Hubo una época en la que los días y los años transcurrían lentamente. Los niños disfrutaban de tres meses de verano, jugaban en las calles y plazas y los adultos conversaban entre ellos. Había tiempo. En la estación de lluvias había momentos para contemplarla y ver cómo inundaba los campos y el agua acumulada corría por los barrancos para deleite de los pequeños; en primavera podíamos ver brotar la vida de entre los surcos y con la llegada del verano, el tórrido sol nos aplastaba sobre la tierra y nos hacía dormitar y… En otoño había que proveerse de alimentos para el nuevo invierno.
Ahora, en este siglo XXI, la vida gira y gira a una velocidad mareante. Ya no hay tiempo para casi nada. Los niños no juegan, salen de clase y van a entrenar, a tareas extraescolares y, deprisa, sin apenas tiempo para la ducha y la cena recuerdan con disgusto que tienen los deberes sin hacer y al día siguiente tendrán un control de matemáticas, y así un día y otro; ir a comer con los abuelos se convierte en una misión imposible. El ritmo de los mayores no es menos frenético, los papás no recuerdan cuándo fue la última vez que pudieron holgazanear un domingo por la mañana.
Con frecuencia oímos decir que el colegio está para instruir y que la educación se recibe en casa. Como madre y como observadora, puedo asegurar que los niños están más con los profesores que con los papás. El profesorado, como individuo de este sistema y trabajador por cuenta ajena, sufre de los mismos males que el resto de padres y trabajadores. Todo esto viene a cuento porque los niños de hoy, con tantos adelantos técnicos y avances de todo tipo, no están preparados para resolver el día a día si se viesen necesitados, porque no saben gestionar ni lo más elemental de sus necesidades básicas de supervivencia. En casa, los padres no encuentran el momento para instruirlos y en el colegio no se les prepara para ello. Pocos son los niños y jóvenes que saben prepararse una comida, hacer una cama, coser un botón, subir un vuelto, poner a funcionar una lavadora o un lavavajillas, ¿cuántos podrían sobrevivir llegado el momento? No se sabe, pero se sospecha que son muy pocos.

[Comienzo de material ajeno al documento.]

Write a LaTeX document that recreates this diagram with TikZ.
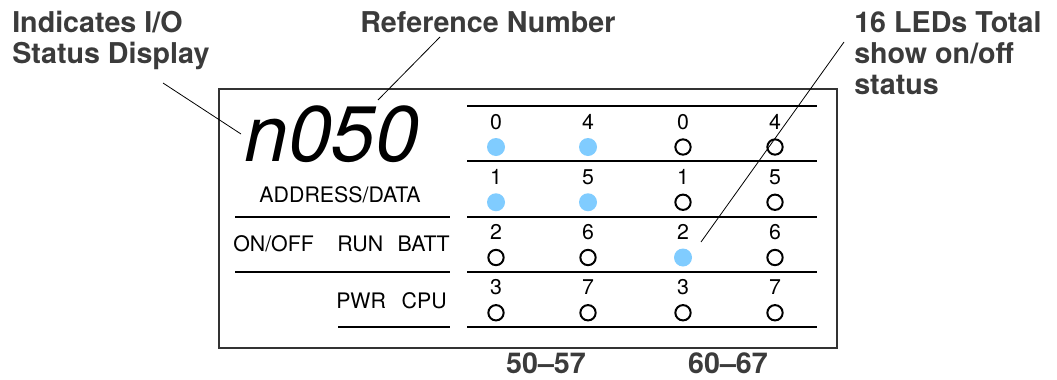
\documentclass[tikz,border=0pt]{standalone}
\usepackage{fontspec}
\setmainfont{TeX Gyre Heros}
\usetikzlibrary{positioning}
\definecolor{headgray}{HTML}{3B3B3B}
\definecolor{ledblue}{HTML}{80CCFF}

\begin{document}
\begin{tikzpicture}[x=0.75pt, y=-0.75pt,
  heading/.style={font=\fontsize{21.5}{23.25}\selectfont\bfseries, text=headgray, inner sep=0pt, align=left},
  panel/.style={font=\fontsize{16}{17}\selectfont, inner sep=0pt},
  bar/.style={line width=1.5pt},
  leader/.style={line width=0.6pt},
  ledon/.style={circle, fill=ledblue, minimum size=13.5pt, inner sep=0pt},
  ledoff/.style={circle, draw, line width=1.5pt, minimum size=11.5pt, inner sep=0pt}]
\useasboundingbox (0,0) rectangle (1057,379);

% callout texts (base = last line)
\node[heading, anchor=base west] (ioHead) at (12,63) {Indicates I/O\\Status Display};
\node[heading, anchor=base west] (refHead) at (360,32) {Reference Number};
\node[heading, anchor=base west] (ledHead) at (854,94) {16 LEDs Total\\show on/off\\status};

% display panel
\draw[black!80, line width=0.8pt] (219,89) rectangle (837,348);
\node[font=\fontsize{59}{62}\selectfont\itshape, inner sep=0pt, anchor=base west] (refNum) at (244,161) {n050};
\node[panel, anchor=base] (addr) at (340,202) {ADDRESS/DATA};
\draw[bar] (235,216.5) -- (450,216.5);
\draw[bar] (235,271.8) -- (450,271.8);
\draw[bar] (338,327) -- (450,327);
\node[panel, anchor=base west] (onoff) at (233,251) {ON/OFF};
\node[panel, anchor=base west] (run) at (337,251) {RUN};
\node[panel, anchor=base east] (batt) at (450,251) {BATT};
\node[panel, anchor=base west] (pwr) at (336,308) {PWR};
\node[panel, anchor=base east] (cpu) at (447,308) {CPU};

% LED block
\foreach \r in {0,...,4}
  \draw[bar] (467,{106+55.25*\r}) -- (817,{106+55.25*\r});
\foreach \x/\b in {496/0, 588/4, 683/0, 775/4}
  \foreach \r in {0,...,3} {
    \pgfmathtruncatemacro\d{\b+\r}
    \node[panel, anchor=base] (bit-\x-\r) at (\x,{129+55.25*\r}) {\d};
  }
\foreach \x/\r in {496/0, 496/1, 588/0, 588/1, 683/2}
  \node[ledon] (on-\x-\r) at (\x,{147+55.25*\r}) {};
\foreach \x/\r in {496/2, 496/3, 588/2, 588/3, 683/0, 683/1, 683/3, 775/0, 775/1, 775/2, 775/3}
  \node[ledoff] (off-\x-\r) at (\x,{147+55.25*\r}) {};

\node[heading, anchor=base] (grpA) at (546,373) {50--57};
\node[heading, anchor=base] (grpB) at (728,373) {60--67};

% leader lines
\coordinate (ioFrom) at (163,83);
\coordinate (ioTo) at (241,134);
\coordinate (refFrom) at (440,37);
\coordinate (refTo) at (378,100);
\coordinate (ledFrom) at (844,42);
\coordinate (ledTo) at (701,242);
\draw[leader] (ioFrom) -- (ioTo);
\draw[leader] (refFrom) -- (refTo);
\draw[leader] (ledFrom) -- (ledTo);
\end{tikzpicture}
\end{document}
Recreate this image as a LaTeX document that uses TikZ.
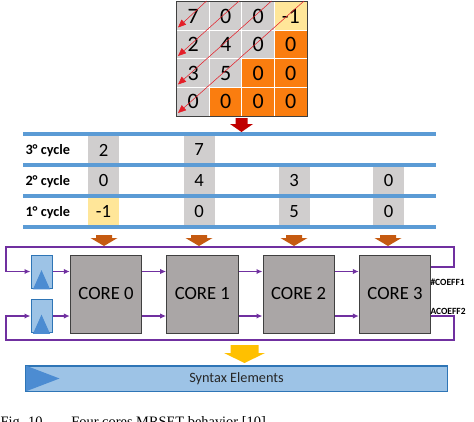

Sería bueno y deseable que se crearan una o dos horas de clase a la semana para enseñarlos a cocinar platos sencillos. Para organizar una despensa básica de supervivencia, una lista de la compra con artículos imprescindibles, nociones de nutrición para erradicar en lo posible la llamada comida basura tan dañina para la salud, saber qué se debe tener siempre de reserva, y muchas otras nociones tan necesarias para una vida sana. Desde aquí hago un llamamiento a los padres y profesores para que esta idea llegue a los colegios e institutos y se ponga en práctica para el bien de todos.